「真の○○」の「真」とは何か
- 2020年4月11日
- 読書会だより
第31回読書会だより
今『働くものから見るものへ』所収の「内部知覚について」を読んでいます。今日は旧全集版で131頁6行目から132頁13行目まで読みましたね。この部分のプロトコル(議事録)は私の方で作成しておきます。アップは4月18日です。また最初のオン・ラインでの読書会で扱う範囲を、一部重なりますが131頁6行目から133頁8行目までとしますので、皆さんはその部分をお読みください。私もその間にその個所の解釈案をプロトコルと合わせて18日までにアップします。合わせてテキスト読解のための「哲学的問い」も掲載します。皆さんはその解釈案をお読みになり、まあ、ちょっとした感想を、「佐野、ここが分からんぞ」とか、好きなことを佐野までメールしていただければよいわけです。そうしていただくとありがたい。質問でもいいです。さらに「哲学的問い」をお考えになって、メールしていただければさらにありがたい。そうしたやり取りを編集して25日までにはこの「読書会だより」で皆さんに紹介したいと思います。それと同時に次回扱うテキストの箇所を提示します。皆さんはその個所をお読みになり、私は解釈案を作成します。5月2日までにはその解釈案と哲学的問いをアップします。これの繰り返しです。ご理解いただけましたか?それではテキストに入ります。
本日の哲学的問は「「真の」という表現はよく見かけるが、この「真」とは何か」です。
それでは早速始めましょう。
宮沢賢治の「本当の、本当の」というのと同じだと思います。
それでは何も分かりませんよ。西田の文脈ではどうなるでしょうか。
テキストに「真の認識主観」とありますね。
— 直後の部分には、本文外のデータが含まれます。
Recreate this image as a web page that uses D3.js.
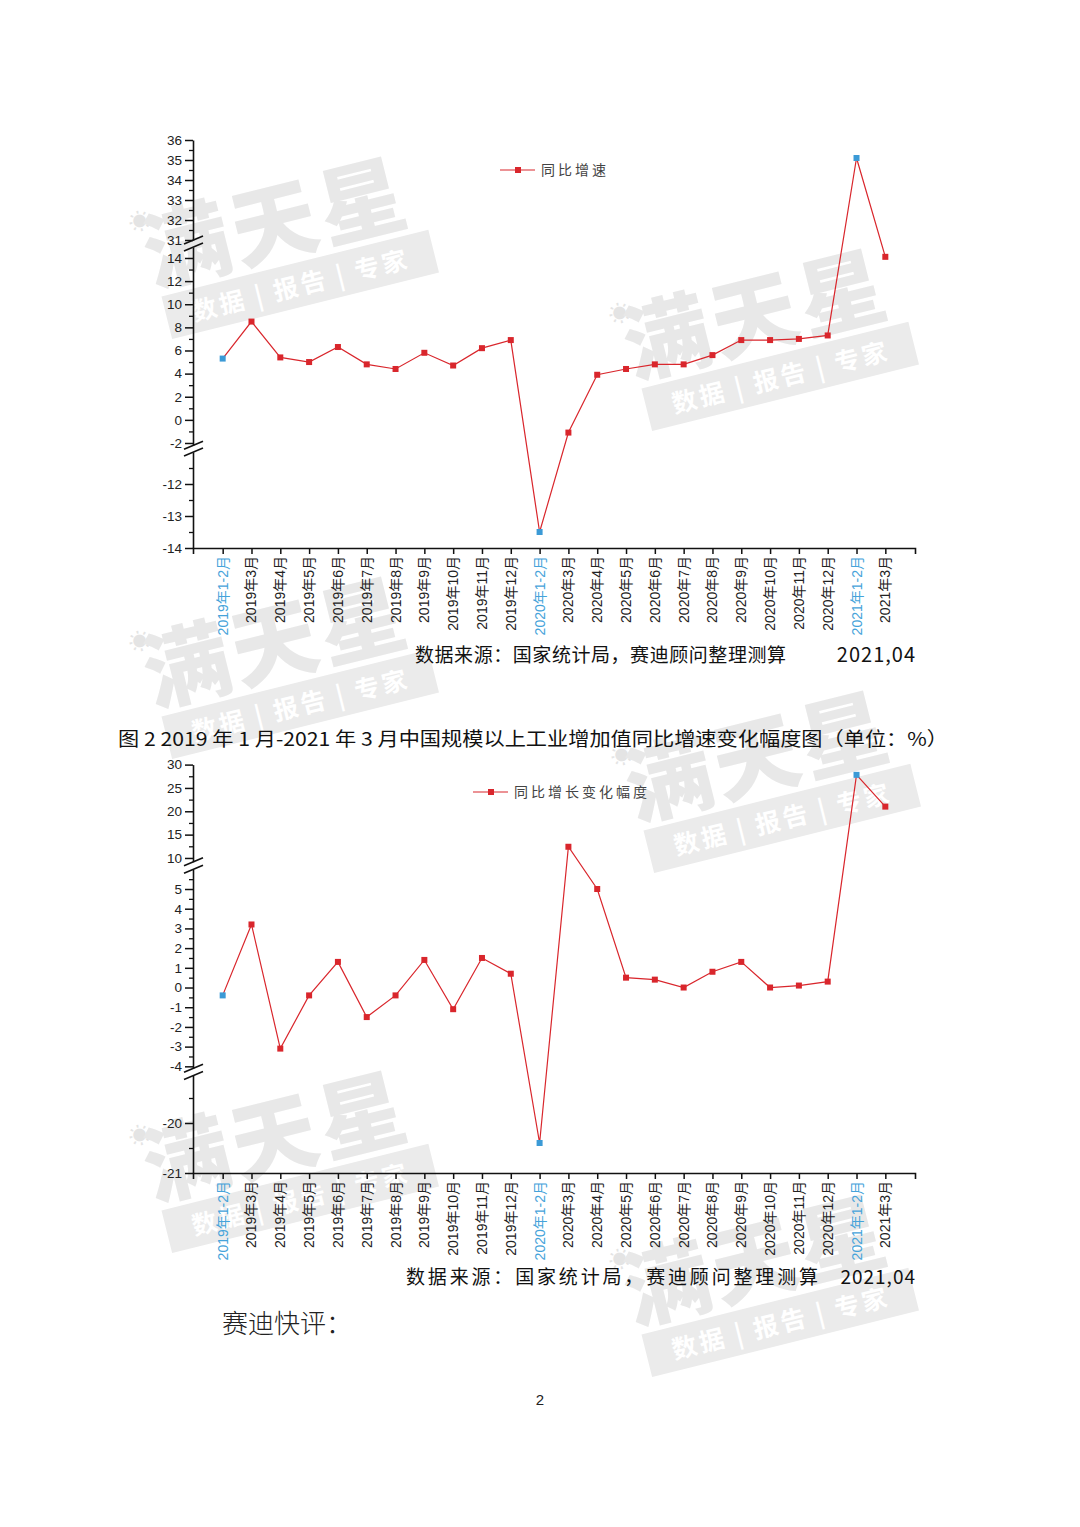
<!DOCTYPE html>
<html><head><meta charset="utf-8">
<script src="https://cdn.jsdelivr.net/npm/d3@7/dist/d3.min.js"></script>
<style>body{margin:0;background:#fff}svg{display:block}</style>
</head><body>
<svg id="page" width="1080" height="1527"></svg>
<script>
// ---------------- data ----------------
const categories = ["2019年1-2月","2019年3月","2019年4月","2019年5月","2019年6月","2019年7月","2019年8月","2019年9月","2019年10月","2019年11月","2019年12月",
  "2020年1-2月","2020年3月","2020年4月","2020年5月","2020年6月","2020年7月","2020年8月","2020年9月","2020年10月","2020年11月","2020年12月",
  "2021年1-2月","2021年3月"];
const growth = [5.3,8.5,5.4,5.0,6.3,4.8,4.4,5.8,4.7,6.2,6.9,-13.5,-1.1,3.9,4.4,4.8,4.8,5.6,6.9,6.9,7.0,7.3,35.1,14.1];
const growthChange = [-0.4,3.2,-3.1,-0.4,1.3,-1.5,-0.4,1.4,-1.1,1.5,0.7,-20.4,12.4,5.0,0.5,0.4,0.0,0.8,1.3,0.0,0.1,0.3,27.8,21.0];
const highlighted = ["2019年1-2月","2020年1-2月","2021年1-2月"];
const legend1 = "同比增速";
const legend2 = "同比增长变化幅度";
// y ticks for chart 1 (three axis segments)
const ticks1Top = [31,32,33,34,35,36];
const ticks1Mid = [-2,0,2,4,6,8,10,12,14];
const ticks1Bot = [-14,-13,-12];
const minor1Top = [31.5,32.5,33.5,34.5,35.5];
const minor1Mid = [-1,1,3,5,7,9,11,13];
const minor1Bot = [-13.5,-12.5,-11.5];
// y ticks for chart 2
const ticks2Top = [10,15,20,25,30];
const ticks2Mid = [-4,-3,-2,-1,0,1,2,3,4,5];
const ticks2Bot = [-21,-20];
const minor2Top = [12.5,17.5,22.5,27.5];
const minor2Mid = [-3.5,-2.5,-1.5,-0.5,0.5,1.5,2.5,3.5,4.5,5.5];
const minor2Bot = [-20.5,-19.5];
const captionText = "图 2 2019 年 1 月-2021 年 3 月中国规模以上工业增加值同比增速变化幅度图（单位：%）";
const sourceText = "数据来源：国家统计局，赛迪顾问整理测算";
const sourceDate = "2021,04";
const commentTitle = "赛迪快评：";
const pageNo = "2";
const wmMain = "满天星";
const wmSub = "数据 | 报告 | 专家";

// ---------------- drawing ----------------
const svg = d3.select("#page");
const RED = "#d9262c", BLUE = "#3b9ad6", LABELBLUE = "#45a3da";
const FONT = "'Liberation Sans', Arial, 'Noto Sans CJK SC', sans-serif";
const CJK = "'Noto Sans CJK SC', 'Noto Sans', sans-serif";

// watermarks
const wmPos = [[146,292],[626,384],[146,712],[628,826],[146,1206],[626,1330]];
const wm = svg.append("g").attr("class","watermarks");
wmPos.forEach(([x,y]) => {
  const g = wm.append("g").attr("transform",`translate(${x},${y}) rotate(-14)`);
  g.append("text").attr("x",0).attr("y",-62).attr("font-size",22).attr("fill","#e4e4e4").attr("font-family",CJK).text("☀");
  g.append("text").attr("x",8).attr("y",-4).attr("font-size",86).attr("font-weight",900)
    .attr("font-family",CJK).attr("fill","#e8e8e8").attr("letter-spacing",4).text(wmMain);
  g.append("rect").attr("x",14).attr("y",8).attr("width",275).attr("height",44).attr("fill","#ebebeb");
  g.append("text").attr("x",40).attr("y",40).attr("font-size",25).attr("font-weight",700)
    .attr("font-family",CJK).attr("fill","#ffffff").attr("letter-spacing",3).text(wmSub);
});

const x = d3.scalePoint().domain(categories).range([193,915]).padding(1.03);

function drawChart(cfg) {
  const segs = cfg.segs.map(s => Object.assign({}, s, {sc: d3.scaleLinear().domain(s.d).range(s.r)}));
  const y = v => { for (const s of segs) if (v >= s.d[0] && v <= s.d[1]) return s.sc(v); return null; };
  const g = svg.append("g");
  const axisX = 193;
  segs.forEach(s => {
    const ga = g.append("g").attr("transform",`translate(${axisX},0)`)
      .call(d3.axisLeft(s.sc).tickValues(s.major).tickSize(8).tickSizeOuter(0).tickPadding(3).tickFormat(d => String(d)));
    ga.select(".domain").attr("stroke","#111").attr("stroke-width",1.6);
    ga.selectAll(".tick line").attr("stroke","#111").attr("stroke-width",1.5);
    ga.selectAll(".tick text").attr("font-family",FONT).attr("font-size",13.5).attr("fill","#222");
    const gm = g.append("g").attr("transform",`translate(${axisX},0)`)
      .call(d3.axisLeft(s.sc).tickValues(s.minor).tickSize(4).tickSizeOuter(0).tickFormat(""));
    gm.select(".domain").remove();
    gm.selectAll(".tick line").attr("stroke","#111").attr("stroke-width",1.3);
  });
  // break marks
  for (let i = 0; i < segs.length - 1; i++) {
    [segs[i].r[0], segs[i+1].r[1]].forEach(yy => {
      g.append("line").attr("x1",184).attr("y1",yy+4).attr("x2",203).attr("y2",yy-4)
        .attr("stroke","#111").attr("stroke-width",1.6);
    });
  }
  // x axis
  const yAxis = segs[segs.length-1].r[0];
  const gx = g.append("g").attr("transform",`translate(0,${yAxis})`)
    .call(d3.axisBottom(x).tickSize(6).tickSizeOuter(6).tickFormat(""));
  gx.select(".domain").attr("stroke","#111").attr("stroke-width",1.6);
  gx.selectAll(".tick line").attr("stroke","#111").attr("stroke-width",1.5);
  categories.forEach(c => {
    g.append("text").attr("transform",`translate(${x(c)+5},${yAxis+8}) rotate(-90)`)
      .attr("text-anchor","end").attr("font-family",FONT).attr("font-size",14)
      .attr("fill", highlighted.includes(c) ? LABELBLUE : "#222").text(c);
  });
  // line
  const vals = cfg.values;
  g.append("path").datum(vals)
    .attr("d", d3.line().x((d,i)=>x(categories[i])).y(d=>y(d)))
    .attr("fill","none").attr("stroke",RED).attr("stroke-width",1.2);
  g.selectAll(".pt").data(vals).enter().append("rect")
    .attr("x",(d,i)=>x(categories[i])-3).attr("y",d=>y(d)-3).attr("width",6).attr("height",6)
    .attr("fill",(d,i)=> highlighted.includes(categories[i]) ? BLUE : RED);
  // legend
  const L = cfg.legend;
  g.append("line").attr("x1",L.x).attr("x2",L.x+35).attr("y1",L.y).attr("y2",L.y).attr("stroke",RED).attr("stroke-width",1.2);
  g.append("rect").attr("x",L.x+15).attr("y",L.y-3).attr("width",6).attr("height",6).attr("fill",RED);
  g.append("text").attr("x",L.x+41).attr("y",L.y+5).attr("font-family",CJK).attr("font-size",14)
    .attr("letter-spacing",3).attr("fill","#444").text(L.text);
}

drawChart({
  values: growth,
  segs: [
    {d:[31,36], r:[240,140], major:ticks1Top, minor:minor1Top},
    {d:[-2.2,14.95], r:[445.3,247], major:ticks1Mid, minor:minor1Mid},
    {d:[-14,-11.0], r:[548,452], major:ticks1Bot, minor:minor1Bot}
  ],
  legend:{x:500, y:170, text:legend1}
});

drawChart({
  values: growthChange,
  segs: [
    {d:[9.2,30], r:[861.7,764.6], major:ticks2Top, minor:minor2Top},
    {d:[-4.1,6.0], r:[1068.3,869.3], major:ticks2Mid, minor:minor2Mid},
    {d:[-21,-19.05], r:[1173,1075.5], major:ticks2Bot, minor:minor2Bot}
  ],
  legend:{x:473, y:792, text:legend2}
});

// texts
function source(yb, x0, x1, xDate0, fs) {
  svg.append("text").attr("x",x0).attr("y",yb).attr("font-family",CJK).attr("font-size",19)
    .attr("textLength",x1-x0).attr("lengthAdjust","spacing").attr("fill","#111").text(sourceText);
  svg.append("text").attr("x",916).attr("y",yb).attr("text-anchor","end").attr("font-family",CJK)
    .attr("font-size",fs).attr("letter-spacing",1).attr("fill","#111").text(sourceDate);
}
source(662, 415, 786, 830, 20);
source(1284, 406, 818, 840, 19);

svg.append("text").attr("x",118).attr("y",746).attr("font-family",CJK).attr("font-size",19)
  .attr("textLength",830).attr("lengthAdjust","spacingAndGlyphs").attr("fill","#111").text(captionText);

svg.append("text").attr("x",222).attr("y",1333).attr("font-family",CJK).attr("font-size",26)
  .attr("font-weight",300).attr("fill","#222").text(commentTitle);

svg.append("text").attr("x",540).attr("y",1405).attr("text-anchor","middle").attr("font-family",FONT)
  .attr("font-size",15).attr("fill","#222").text(pageNo);
</script>
</body></html>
対象化しない仕方で認識するということですね。物自体と対象化された物の違いというか。
どういうことですか。
物自体は見ることができない。真の「物」です。「純粋」というのもそうです。表現不可能です。主観のフィルターを通していない。座禅で見えてくる真の自分のようなものです。絶対とも言いますが、それは相対を超えた、比較を超えた絶対です。
私もそう思います。「真の」とは言葉にできないものです。西田の文脈では「現在」です。
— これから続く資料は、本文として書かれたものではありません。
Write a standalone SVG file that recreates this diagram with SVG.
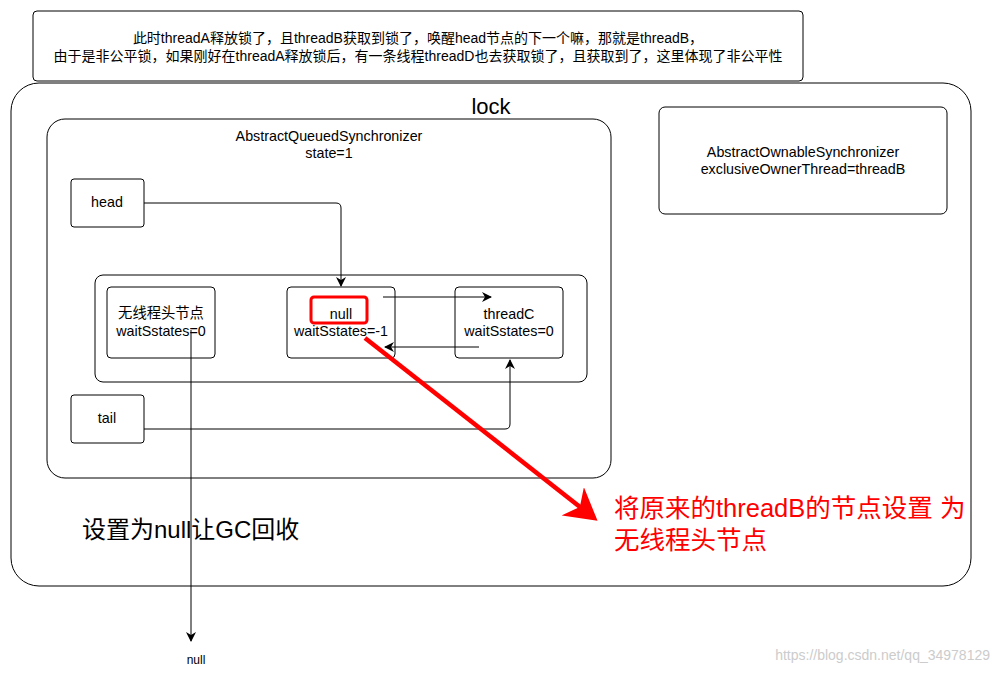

そうですね。西田の文脈では「真の」とは主客を超えたもの、直観というようなものを想定していると思います。
普通の会話でも「真の」という言葉を使いますが、その場合、誰が見てもそうだ、という意味で使っていると思いますが、これが人によって違っている。これを超えた「真の」ってあるんだろうか。どうも軽々しく使われているような気がします。
変わらないもの、人によって違わないものってあります。ね。
ね、といわれても・・・
答えを出しちゃダメなんです。救われてもダメ。分からないというように答えを出してもダメ。それが「真の」です。
堀辰雄も最後は宗教から離れた。遠藤周作はキリスト教信者だったけれど葛藤し続けた。だぶだぶの服を着てみて自分に合わないことを悩み続けた、宗教が問いを与えるということもあるんです。
西田の場合「宗教」と言ってもキリスト教とかいうような一定の宗教ではないですね。
はい。だんだん面白くなってきましたが、今日はこの辺りにしておきましょう。ここで次回からのこの読書会の在り方を説明しておきます。新型コロナウィルスの影響で、この読書会も皆さんにお集まりいただき、この空間を共有する仕方での開催はしばらくお休みということにしたいと思います。ですが哲学を通じてのつながりは休止することなく続けたいと思います。この空間をオン・ラインでの空間に移します。